Collected data
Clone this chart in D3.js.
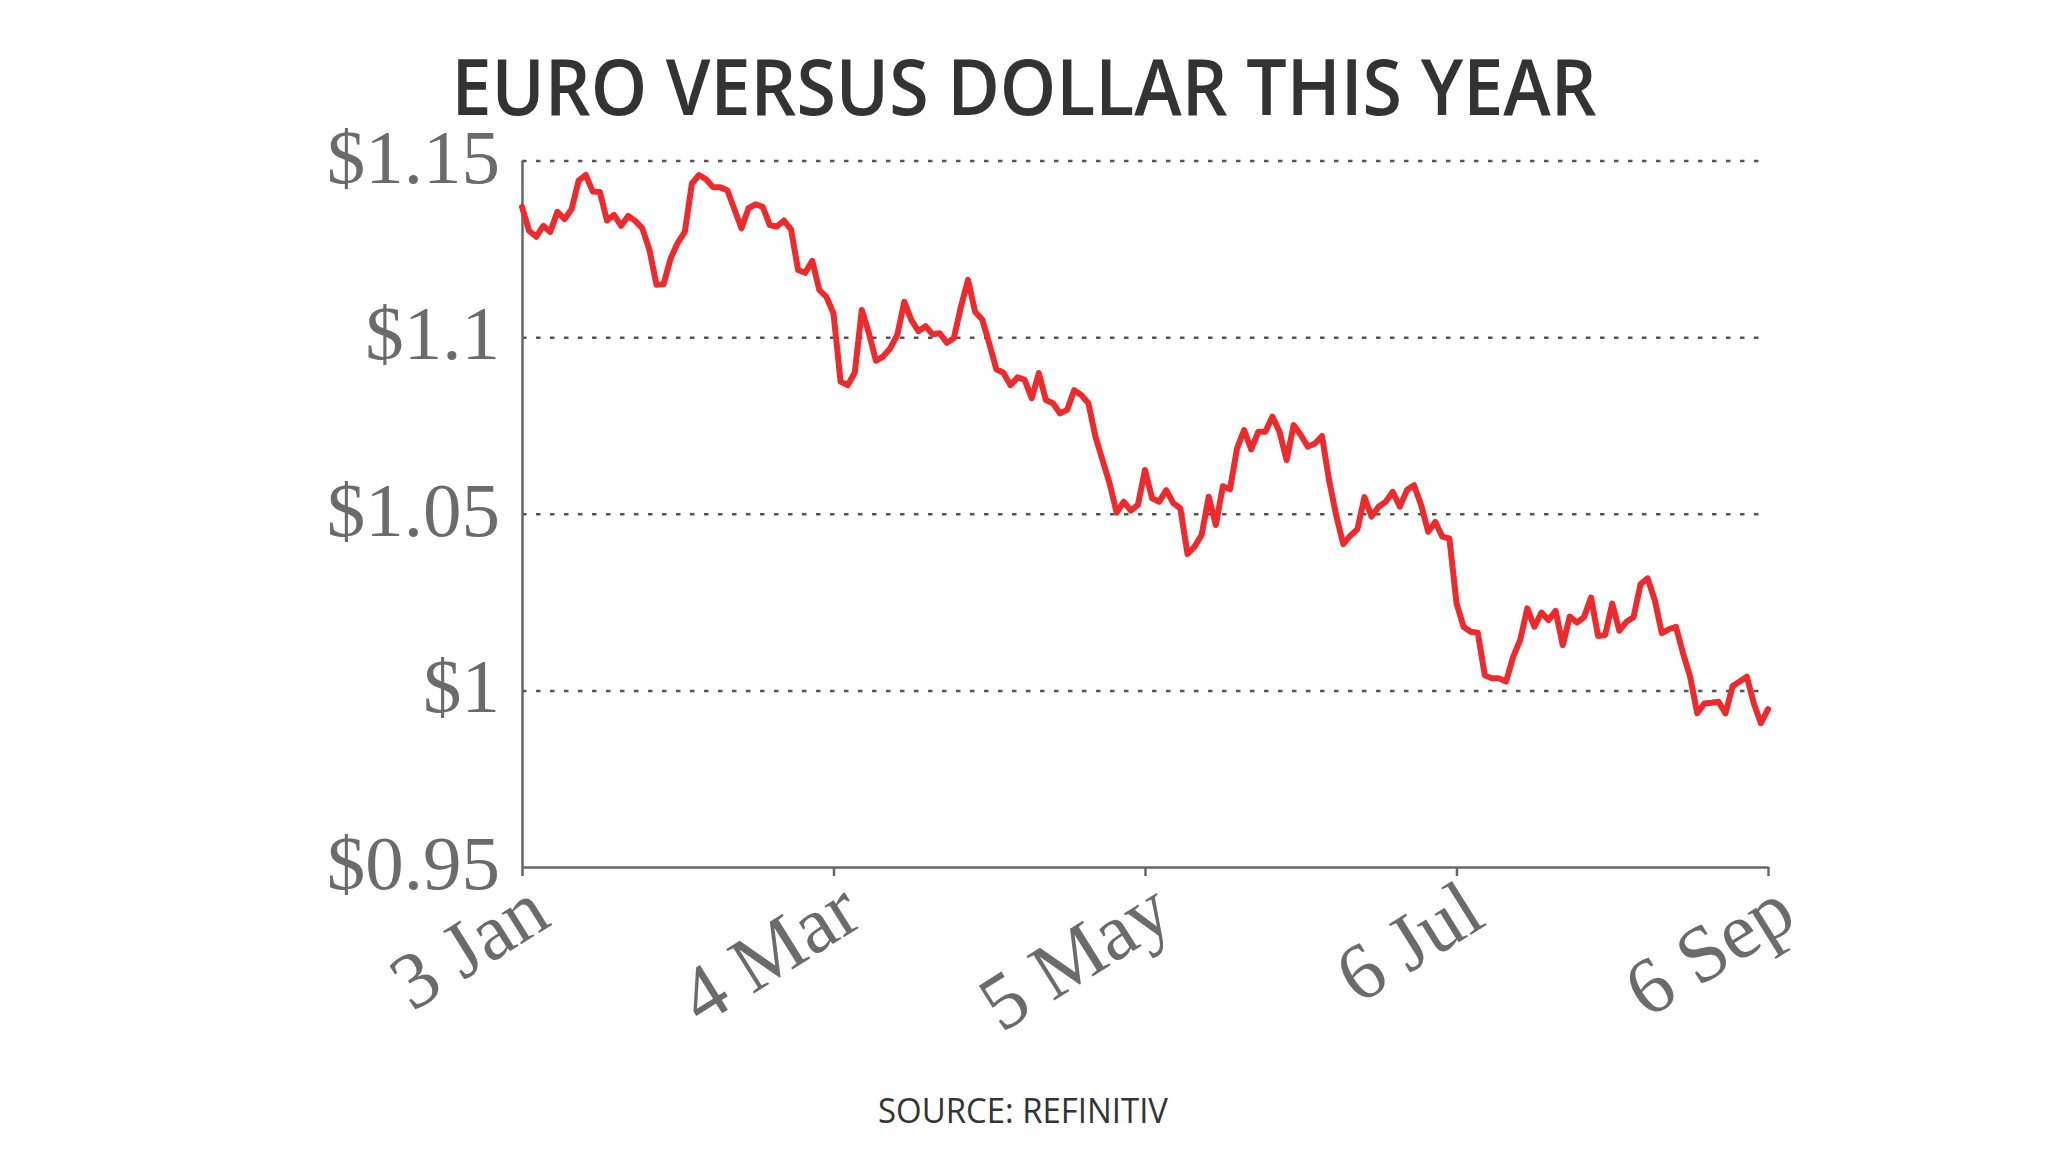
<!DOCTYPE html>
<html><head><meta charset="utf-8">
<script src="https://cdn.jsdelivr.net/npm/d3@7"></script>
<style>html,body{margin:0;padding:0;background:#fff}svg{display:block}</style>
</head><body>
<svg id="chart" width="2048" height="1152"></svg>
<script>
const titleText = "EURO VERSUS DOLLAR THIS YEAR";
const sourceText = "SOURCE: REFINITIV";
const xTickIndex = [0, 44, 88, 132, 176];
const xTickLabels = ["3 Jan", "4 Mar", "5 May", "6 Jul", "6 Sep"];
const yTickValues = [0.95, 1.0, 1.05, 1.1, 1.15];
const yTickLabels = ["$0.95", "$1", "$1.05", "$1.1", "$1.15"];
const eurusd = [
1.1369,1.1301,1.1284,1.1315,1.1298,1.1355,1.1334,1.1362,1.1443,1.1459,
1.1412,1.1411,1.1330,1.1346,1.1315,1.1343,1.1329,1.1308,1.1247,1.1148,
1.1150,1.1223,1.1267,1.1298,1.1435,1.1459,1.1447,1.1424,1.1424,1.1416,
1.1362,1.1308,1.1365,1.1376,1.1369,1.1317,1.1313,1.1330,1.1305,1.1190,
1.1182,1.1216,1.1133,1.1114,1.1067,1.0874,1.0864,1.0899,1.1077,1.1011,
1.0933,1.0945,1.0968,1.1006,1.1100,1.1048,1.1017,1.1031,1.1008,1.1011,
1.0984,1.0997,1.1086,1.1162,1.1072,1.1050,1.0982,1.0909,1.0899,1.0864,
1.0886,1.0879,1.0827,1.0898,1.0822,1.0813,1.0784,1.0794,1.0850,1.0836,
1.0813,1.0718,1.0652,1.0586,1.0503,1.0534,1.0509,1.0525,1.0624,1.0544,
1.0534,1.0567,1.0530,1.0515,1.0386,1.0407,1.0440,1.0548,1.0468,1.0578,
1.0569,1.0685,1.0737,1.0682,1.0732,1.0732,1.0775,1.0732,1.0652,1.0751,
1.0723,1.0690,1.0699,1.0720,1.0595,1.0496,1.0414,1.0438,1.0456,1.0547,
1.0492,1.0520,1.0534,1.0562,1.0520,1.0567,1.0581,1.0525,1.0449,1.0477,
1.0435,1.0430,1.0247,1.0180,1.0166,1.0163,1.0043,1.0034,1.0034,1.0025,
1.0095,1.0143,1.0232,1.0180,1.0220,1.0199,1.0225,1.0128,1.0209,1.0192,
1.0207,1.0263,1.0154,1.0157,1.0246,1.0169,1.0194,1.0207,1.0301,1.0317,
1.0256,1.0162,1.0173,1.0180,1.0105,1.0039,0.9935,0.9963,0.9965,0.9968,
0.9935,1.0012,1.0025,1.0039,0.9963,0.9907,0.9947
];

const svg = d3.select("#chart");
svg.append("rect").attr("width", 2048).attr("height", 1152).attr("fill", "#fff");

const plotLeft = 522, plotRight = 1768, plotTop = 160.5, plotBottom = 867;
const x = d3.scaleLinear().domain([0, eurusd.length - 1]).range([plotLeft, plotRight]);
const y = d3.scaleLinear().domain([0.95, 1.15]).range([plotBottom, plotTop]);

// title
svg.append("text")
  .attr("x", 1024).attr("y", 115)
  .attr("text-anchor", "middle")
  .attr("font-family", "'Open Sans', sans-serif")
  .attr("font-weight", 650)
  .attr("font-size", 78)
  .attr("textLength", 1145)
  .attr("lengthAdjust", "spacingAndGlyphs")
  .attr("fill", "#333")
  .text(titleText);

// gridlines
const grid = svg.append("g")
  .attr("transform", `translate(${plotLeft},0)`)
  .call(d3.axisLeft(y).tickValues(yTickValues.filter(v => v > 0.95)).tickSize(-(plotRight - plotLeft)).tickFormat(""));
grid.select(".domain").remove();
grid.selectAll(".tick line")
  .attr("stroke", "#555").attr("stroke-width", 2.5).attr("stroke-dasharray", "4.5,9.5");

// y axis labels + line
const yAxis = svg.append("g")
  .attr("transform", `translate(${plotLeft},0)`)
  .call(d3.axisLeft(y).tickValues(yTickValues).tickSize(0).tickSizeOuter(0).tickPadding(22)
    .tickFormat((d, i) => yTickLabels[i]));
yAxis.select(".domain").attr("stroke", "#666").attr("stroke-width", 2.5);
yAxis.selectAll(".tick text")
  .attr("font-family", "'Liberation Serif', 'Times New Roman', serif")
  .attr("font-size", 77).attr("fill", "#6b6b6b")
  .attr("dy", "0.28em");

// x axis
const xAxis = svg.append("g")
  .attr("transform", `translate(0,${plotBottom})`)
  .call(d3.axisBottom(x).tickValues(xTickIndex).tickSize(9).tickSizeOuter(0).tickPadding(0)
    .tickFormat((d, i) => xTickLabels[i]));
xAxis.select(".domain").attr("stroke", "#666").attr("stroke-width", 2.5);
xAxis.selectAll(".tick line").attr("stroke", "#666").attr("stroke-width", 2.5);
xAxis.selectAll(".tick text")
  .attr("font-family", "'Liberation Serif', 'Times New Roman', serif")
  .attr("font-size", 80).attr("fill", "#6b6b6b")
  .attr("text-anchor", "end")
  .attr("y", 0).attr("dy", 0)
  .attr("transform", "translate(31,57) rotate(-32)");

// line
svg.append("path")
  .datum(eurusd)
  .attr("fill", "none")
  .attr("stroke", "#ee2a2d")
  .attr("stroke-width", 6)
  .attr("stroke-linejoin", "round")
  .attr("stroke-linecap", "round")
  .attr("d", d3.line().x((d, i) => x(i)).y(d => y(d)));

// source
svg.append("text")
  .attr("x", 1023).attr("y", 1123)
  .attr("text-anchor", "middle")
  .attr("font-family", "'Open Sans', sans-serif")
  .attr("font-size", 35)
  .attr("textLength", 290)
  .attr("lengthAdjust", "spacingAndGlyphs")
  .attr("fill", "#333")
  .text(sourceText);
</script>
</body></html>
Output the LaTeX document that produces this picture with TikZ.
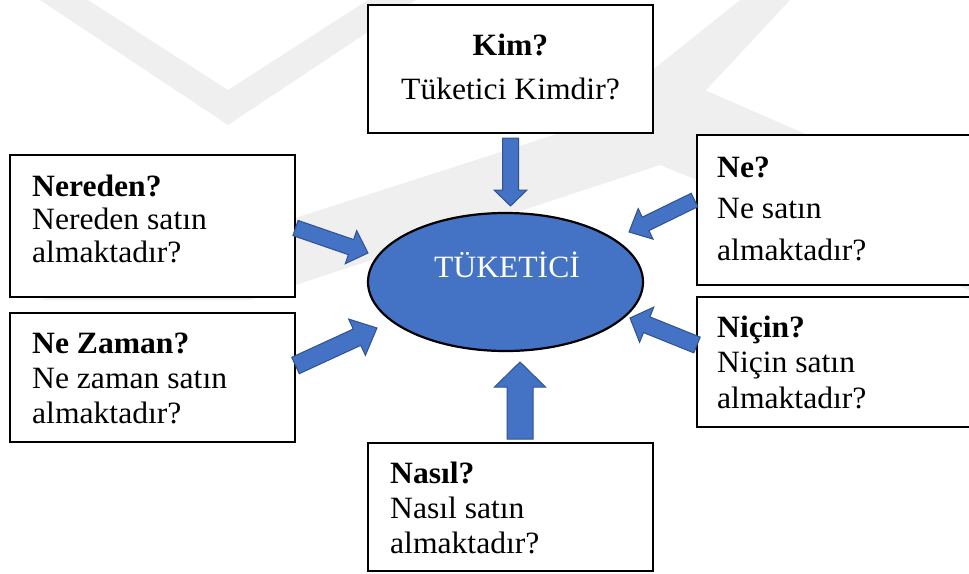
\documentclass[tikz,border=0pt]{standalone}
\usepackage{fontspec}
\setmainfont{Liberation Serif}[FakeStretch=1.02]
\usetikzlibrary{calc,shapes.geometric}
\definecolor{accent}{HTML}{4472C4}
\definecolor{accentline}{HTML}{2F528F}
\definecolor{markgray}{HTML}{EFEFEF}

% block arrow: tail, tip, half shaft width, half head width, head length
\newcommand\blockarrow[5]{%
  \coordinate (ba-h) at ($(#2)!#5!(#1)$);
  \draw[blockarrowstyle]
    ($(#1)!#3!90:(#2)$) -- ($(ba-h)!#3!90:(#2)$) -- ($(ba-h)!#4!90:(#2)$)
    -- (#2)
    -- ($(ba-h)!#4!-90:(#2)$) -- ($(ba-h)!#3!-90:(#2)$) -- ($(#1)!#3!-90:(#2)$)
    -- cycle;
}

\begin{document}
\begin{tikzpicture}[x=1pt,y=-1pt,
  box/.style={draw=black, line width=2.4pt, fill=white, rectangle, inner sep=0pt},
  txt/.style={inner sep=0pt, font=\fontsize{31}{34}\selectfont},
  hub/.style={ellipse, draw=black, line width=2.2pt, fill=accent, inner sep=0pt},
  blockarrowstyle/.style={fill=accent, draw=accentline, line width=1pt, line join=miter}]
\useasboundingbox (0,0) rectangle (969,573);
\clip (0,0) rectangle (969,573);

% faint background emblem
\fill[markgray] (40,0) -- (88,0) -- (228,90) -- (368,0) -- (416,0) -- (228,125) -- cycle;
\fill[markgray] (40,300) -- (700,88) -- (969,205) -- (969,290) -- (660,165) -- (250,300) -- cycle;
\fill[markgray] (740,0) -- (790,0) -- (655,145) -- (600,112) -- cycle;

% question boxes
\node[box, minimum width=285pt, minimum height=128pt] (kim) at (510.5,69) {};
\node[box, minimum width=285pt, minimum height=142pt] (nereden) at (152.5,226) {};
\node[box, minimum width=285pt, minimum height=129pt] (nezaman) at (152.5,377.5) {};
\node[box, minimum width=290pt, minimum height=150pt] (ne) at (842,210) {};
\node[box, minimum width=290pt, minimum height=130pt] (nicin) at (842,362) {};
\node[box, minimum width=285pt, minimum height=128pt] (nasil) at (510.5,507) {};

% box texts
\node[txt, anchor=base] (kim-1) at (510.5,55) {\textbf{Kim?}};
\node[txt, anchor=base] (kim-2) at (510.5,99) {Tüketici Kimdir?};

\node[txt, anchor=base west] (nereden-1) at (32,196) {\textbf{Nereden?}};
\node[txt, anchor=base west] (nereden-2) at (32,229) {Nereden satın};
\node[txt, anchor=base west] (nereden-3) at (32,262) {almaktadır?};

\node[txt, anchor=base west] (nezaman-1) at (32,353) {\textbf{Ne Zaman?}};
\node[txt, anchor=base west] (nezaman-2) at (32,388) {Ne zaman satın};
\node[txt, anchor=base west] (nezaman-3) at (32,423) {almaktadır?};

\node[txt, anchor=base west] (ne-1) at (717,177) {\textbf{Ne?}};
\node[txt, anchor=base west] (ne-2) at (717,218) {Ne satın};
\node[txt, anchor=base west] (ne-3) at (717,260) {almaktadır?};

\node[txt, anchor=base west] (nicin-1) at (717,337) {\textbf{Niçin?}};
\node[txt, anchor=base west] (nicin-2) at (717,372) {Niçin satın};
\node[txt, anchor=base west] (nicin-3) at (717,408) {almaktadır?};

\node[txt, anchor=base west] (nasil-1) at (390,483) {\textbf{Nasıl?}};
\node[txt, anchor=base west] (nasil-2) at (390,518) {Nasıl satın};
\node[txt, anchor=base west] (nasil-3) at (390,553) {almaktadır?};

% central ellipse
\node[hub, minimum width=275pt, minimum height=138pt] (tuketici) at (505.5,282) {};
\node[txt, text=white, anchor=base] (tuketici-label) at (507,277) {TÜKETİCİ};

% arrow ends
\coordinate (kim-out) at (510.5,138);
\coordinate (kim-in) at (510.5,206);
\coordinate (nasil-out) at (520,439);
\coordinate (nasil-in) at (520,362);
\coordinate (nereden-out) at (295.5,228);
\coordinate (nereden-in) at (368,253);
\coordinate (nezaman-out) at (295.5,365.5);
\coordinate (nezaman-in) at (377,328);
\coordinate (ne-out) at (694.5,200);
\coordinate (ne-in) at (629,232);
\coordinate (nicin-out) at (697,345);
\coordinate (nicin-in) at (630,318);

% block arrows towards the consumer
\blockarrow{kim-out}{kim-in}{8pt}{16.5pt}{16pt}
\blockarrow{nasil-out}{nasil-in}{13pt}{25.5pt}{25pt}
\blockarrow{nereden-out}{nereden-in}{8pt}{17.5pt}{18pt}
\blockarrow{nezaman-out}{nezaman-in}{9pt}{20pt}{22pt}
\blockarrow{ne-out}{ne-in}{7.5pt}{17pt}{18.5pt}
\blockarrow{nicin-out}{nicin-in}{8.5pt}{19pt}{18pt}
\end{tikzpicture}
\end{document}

_Exercise description_. Omit the pictures. Extract exactly the lines that begin with the one holding "Output the LaTeX" and end with the one holding "anchor=base] (kim-2) at", inclusive.

_Correct result_.
Output the LaTeX document that produces this picture with TikZ.
\documentclass[tikz,border=0pt]{standalone}
\usepackage{fontspec}
\setmainfont{Liberation Serif}[FakeStretch=1.02]
\usetikzlibrary{calc,shapes.geometric}
\definecolor{accent}{HTML}{4472C4}
\definecolor{accentline}{HTML}{2F528F}
\definecolor{markgray}{HTML}{EFEFEF}

% block arrow: tail, tip, half shaft width, half head width, head length
\newcommand\blockarrow[5]{%
  \coordinate (ba-h) at ($(#2)!#5!(#1)$);
  \draw[blockarrowstyle]
    ($(#1)!#3!90:(#2)$) -- ($(ba-h)!#3!90:(#2)$) -- ($(ba-h)!#4!90:(#2)$)
    -- (#2)
    -- ($(ba-h)!#4!-90:(#2)$) -- ($(ba-h)!#3!-90:(#2)$) -- ($(#1)!#3!-90:(#2)$)
    -- cycle;
}

\begin{document}
\begin{tikzpicture}[x=1pt,y=-1pt,
  box/.style={draw=black, line width=2.4pt, fill=white, rectangle, inner sep=0pt},
  txt/.style={inner sep=0pt, font=\fontsize{31}{34}\selectfont},
  hub/.style={ellipse, draw=black, line width=2.2pt, fill=accent, inner sep=0pt},
  blockarrowstyle/.style={fill=accent, draw=accentline, line width=1pt, line join=miter}]
\useasboundingbox (0,0) rectangle (969,573);
\clip (0,0) rectangle (969,573);

% faint background emblem
\fill[markgray] (40,0) -- (88,0) -- (228,90) -- (368,0) -- (416,0) -- (228,125) -- cycle;
\fill[markgray] (40,300) -- (700,88) -- (969,205) -- (969,290) -- (660,165) -- (250,300) -- cycle;
\fill[markgray] (740,0) -- (790,0) -- (655,145) -- (600,112) -- cycle;

% question boxes
\node[box, minimum width=285pt, minimum height=128pt] (kim) at (510.5,69) {};
\node[box, minimum width=285pt, minimum height=142pt] (nereden) at (152.5,226) {};
\node[box, minimum width=285pt, minimum height=129pt] (nezaman) at (152.5,377.5) {};
\node[box, minimum width=290pt, minimum height=150pt] (ne) at (842,210) {};
\node[box, minimum width=290pt, minimum height=130pt] (nicin) at (842,362) {};
\node[box, minimum width=285pt, minimum height=128pt] (nasil) at (510.5,507) {};

% box texts
\node[txt, anchor=base] (kim-1) at (510.5,55) {\textbf{Kim?}};
\node[txt, anchor=base] (kim-2) at (510.5,99) {Tüketici Kimdir?};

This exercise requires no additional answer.